(Your task): Check each line of the listing for the string "diagram", then state how many lines have it. Only the number is wanted.

(Data records):
----
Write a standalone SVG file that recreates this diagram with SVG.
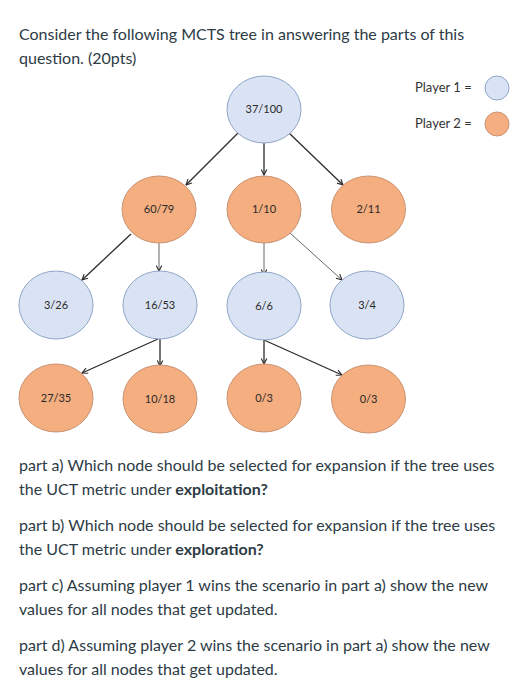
----
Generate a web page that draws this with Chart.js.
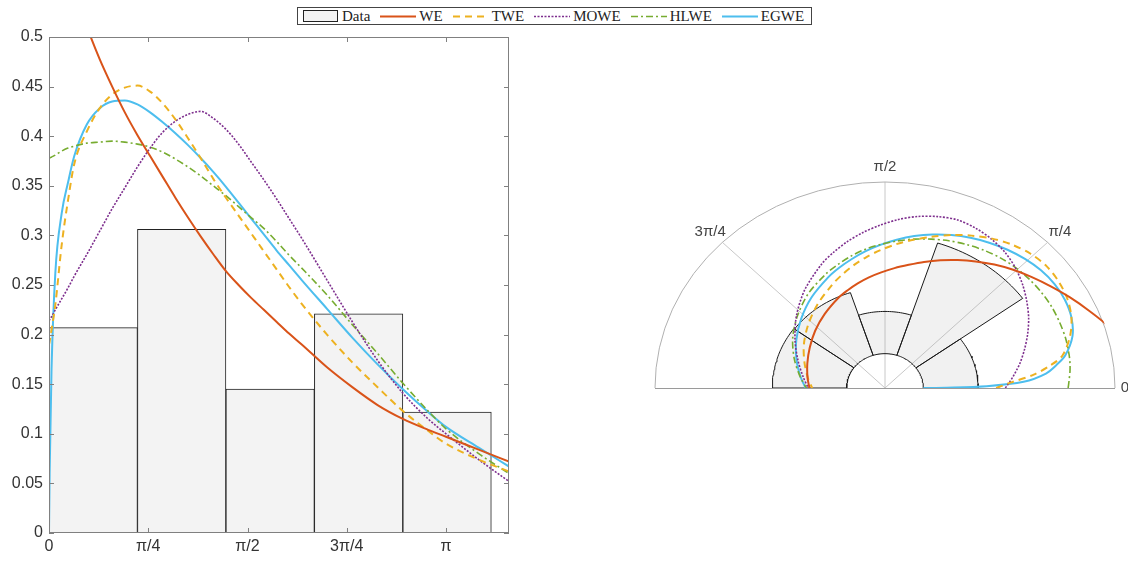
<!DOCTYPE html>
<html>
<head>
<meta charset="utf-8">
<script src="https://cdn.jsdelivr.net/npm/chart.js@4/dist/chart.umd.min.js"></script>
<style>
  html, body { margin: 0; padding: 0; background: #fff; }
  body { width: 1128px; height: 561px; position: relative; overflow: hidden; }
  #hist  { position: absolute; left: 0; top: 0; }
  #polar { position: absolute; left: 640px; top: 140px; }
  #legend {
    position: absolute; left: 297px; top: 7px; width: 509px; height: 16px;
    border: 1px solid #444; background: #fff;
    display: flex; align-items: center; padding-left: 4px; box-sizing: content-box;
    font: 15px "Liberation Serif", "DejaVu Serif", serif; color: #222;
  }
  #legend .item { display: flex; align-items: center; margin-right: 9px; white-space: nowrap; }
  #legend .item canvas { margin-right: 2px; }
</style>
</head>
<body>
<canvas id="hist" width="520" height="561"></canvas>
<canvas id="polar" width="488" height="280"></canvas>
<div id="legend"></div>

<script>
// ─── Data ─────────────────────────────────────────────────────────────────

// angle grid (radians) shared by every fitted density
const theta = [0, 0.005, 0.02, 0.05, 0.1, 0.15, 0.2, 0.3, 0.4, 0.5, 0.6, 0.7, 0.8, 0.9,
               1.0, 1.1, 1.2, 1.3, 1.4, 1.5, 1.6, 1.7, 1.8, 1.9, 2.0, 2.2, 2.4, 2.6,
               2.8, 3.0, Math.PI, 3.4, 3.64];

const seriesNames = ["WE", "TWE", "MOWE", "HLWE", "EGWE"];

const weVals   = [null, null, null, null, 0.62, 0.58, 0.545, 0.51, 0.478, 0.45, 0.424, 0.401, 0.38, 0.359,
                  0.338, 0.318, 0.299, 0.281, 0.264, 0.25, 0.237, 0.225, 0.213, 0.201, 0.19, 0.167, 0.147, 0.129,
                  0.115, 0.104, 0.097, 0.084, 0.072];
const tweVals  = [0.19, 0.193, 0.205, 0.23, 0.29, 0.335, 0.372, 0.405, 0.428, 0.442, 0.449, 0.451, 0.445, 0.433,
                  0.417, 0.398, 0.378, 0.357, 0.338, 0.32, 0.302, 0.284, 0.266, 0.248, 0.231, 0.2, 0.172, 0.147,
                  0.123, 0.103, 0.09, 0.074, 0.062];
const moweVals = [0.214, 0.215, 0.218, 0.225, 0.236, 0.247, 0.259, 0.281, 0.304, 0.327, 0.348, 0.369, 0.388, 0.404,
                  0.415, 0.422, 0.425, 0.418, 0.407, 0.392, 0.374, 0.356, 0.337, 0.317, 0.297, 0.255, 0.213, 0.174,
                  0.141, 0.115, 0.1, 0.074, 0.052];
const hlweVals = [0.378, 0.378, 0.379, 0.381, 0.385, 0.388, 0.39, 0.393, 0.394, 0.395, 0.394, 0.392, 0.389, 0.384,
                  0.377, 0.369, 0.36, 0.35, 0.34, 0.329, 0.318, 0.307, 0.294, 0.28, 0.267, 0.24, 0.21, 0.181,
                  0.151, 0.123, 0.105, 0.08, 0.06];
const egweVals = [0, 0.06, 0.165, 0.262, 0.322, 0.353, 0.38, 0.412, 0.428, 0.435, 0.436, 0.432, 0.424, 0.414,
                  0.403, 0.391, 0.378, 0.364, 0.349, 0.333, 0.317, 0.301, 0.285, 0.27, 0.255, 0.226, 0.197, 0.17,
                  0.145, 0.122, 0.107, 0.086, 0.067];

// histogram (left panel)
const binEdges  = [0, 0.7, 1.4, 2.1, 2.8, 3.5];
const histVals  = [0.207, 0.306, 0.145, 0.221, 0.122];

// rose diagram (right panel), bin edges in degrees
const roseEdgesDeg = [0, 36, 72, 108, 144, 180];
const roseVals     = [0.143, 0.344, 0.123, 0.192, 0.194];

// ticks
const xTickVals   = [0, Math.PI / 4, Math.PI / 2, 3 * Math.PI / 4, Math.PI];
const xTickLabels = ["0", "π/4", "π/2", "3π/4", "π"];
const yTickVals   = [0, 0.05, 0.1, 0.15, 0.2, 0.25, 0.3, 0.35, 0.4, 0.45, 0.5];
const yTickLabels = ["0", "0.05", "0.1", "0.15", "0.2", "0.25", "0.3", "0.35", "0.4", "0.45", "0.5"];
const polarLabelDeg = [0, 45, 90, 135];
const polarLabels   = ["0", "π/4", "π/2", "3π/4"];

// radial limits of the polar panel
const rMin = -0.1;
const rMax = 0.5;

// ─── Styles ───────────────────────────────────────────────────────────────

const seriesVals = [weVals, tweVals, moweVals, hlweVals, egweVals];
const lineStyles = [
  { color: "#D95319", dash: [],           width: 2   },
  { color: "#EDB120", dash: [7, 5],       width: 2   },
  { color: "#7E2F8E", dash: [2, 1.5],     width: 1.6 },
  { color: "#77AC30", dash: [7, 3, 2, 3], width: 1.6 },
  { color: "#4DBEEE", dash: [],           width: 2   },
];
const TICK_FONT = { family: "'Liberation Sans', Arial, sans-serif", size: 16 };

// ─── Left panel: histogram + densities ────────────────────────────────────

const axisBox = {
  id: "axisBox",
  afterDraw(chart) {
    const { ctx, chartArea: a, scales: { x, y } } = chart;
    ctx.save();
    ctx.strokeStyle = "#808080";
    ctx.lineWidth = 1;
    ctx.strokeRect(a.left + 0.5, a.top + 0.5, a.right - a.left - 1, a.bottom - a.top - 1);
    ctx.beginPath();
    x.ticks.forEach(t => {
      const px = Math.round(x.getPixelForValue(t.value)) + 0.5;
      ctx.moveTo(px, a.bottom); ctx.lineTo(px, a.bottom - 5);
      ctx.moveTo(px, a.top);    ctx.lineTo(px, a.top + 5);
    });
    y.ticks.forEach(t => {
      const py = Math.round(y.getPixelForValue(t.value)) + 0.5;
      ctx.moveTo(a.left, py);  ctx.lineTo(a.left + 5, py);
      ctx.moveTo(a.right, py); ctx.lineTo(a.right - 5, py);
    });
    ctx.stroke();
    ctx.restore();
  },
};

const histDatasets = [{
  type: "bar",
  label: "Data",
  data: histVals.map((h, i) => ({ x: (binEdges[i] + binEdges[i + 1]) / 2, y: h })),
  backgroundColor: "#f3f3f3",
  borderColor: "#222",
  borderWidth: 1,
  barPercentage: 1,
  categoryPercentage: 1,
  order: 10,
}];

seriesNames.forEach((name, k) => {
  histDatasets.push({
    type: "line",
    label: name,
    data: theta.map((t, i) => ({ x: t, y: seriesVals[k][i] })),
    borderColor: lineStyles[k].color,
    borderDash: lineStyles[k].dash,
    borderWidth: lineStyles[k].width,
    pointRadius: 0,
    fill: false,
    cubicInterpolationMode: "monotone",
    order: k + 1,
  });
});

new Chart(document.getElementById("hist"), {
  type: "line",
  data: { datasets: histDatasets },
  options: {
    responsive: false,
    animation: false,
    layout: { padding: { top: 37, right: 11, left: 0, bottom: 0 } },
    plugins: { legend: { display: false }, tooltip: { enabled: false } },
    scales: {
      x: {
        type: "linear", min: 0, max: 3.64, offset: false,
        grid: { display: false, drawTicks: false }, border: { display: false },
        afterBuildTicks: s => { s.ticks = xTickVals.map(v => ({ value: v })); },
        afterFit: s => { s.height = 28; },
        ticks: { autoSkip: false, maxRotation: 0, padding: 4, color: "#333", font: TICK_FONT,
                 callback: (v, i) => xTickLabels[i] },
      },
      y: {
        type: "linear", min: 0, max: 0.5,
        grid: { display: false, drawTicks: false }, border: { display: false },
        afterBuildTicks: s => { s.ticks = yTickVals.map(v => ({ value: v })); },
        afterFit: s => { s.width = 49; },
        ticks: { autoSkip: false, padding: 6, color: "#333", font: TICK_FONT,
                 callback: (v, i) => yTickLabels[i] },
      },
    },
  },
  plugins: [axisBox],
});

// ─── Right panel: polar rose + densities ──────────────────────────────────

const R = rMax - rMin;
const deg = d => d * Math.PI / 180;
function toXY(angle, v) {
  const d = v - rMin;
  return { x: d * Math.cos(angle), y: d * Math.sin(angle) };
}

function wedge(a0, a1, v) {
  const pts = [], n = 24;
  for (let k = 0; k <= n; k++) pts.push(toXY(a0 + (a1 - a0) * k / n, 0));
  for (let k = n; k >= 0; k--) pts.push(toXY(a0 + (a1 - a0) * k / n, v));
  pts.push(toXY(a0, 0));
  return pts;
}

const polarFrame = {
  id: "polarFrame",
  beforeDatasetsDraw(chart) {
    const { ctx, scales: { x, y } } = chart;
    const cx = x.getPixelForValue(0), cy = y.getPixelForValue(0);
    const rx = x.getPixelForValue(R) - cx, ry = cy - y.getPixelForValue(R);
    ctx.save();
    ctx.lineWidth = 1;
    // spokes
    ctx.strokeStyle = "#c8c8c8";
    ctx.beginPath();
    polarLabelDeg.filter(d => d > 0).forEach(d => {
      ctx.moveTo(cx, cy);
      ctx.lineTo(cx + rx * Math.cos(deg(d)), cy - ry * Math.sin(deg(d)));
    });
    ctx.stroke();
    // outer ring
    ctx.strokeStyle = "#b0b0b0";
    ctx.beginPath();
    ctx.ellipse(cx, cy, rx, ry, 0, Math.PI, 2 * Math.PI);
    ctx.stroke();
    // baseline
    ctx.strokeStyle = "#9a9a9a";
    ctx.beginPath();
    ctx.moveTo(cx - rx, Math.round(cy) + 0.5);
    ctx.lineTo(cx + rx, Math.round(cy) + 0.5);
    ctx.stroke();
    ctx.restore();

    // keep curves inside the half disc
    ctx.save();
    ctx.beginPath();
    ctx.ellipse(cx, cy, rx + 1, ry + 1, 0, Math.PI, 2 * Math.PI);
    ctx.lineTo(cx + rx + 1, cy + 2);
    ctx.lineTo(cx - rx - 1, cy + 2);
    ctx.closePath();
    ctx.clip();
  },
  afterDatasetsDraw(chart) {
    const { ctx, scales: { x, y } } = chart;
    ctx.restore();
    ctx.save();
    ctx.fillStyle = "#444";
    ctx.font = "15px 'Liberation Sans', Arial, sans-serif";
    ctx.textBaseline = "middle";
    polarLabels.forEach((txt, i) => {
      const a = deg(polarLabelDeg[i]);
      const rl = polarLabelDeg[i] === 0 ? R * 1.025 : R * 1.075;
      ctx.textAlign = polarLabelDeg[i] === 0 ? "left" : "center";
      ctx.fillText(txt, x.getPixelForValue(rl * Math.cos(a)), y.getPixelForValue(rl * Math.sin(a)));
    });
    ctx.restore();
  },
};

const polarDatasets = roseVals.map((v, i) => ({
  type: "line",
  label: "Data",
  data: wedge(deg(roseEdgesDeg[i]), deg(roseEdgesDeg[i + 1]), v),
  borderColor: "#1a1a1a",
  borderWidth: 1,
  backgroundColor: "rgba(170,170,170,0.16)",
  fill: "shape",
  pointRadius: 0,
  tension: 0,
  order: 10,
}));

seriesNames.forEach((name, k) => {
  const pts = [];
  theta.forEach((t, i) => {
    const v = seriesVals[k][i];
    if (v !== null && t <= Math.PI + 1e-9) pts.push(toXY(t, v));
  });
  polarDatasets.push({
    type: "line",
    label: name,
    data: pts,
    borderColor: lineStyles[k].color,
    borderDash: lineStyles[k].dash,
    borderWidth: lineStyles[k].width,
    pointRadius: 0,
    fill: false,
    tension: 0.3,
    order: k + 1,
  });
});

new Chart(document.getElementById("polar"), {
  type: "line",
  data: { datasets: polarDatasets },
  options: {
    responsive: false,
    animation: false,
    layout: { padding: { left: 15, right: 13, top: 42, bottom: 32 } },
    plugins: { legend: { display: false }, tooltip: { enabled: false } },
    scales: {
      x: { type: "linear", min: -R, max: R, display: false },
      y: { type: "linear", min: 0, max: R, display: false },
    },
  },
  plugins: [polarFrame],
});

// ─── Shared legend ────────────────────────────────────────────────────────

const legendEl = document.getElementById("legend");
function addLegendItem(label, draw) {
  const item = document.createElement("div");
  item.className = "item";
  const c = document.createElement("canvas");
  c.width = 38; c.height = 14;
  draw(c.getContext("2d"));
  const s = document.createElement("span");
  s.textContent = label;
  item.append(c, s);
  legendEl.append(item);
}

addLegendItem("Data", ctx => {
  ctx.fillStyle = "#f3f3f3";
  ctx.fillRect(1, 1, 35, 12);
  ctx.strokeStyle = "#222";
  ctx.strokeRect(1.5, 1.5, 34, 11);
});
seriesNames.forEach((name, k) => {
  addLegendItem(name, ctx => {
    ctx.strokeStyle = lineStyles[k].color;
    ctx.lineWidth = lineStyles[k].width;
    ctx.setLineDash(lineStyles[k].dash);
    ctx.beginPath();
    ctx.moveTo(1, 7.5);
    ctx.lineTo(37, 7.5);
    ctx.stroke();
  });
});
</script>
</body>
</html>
----
(Exercise answer): 2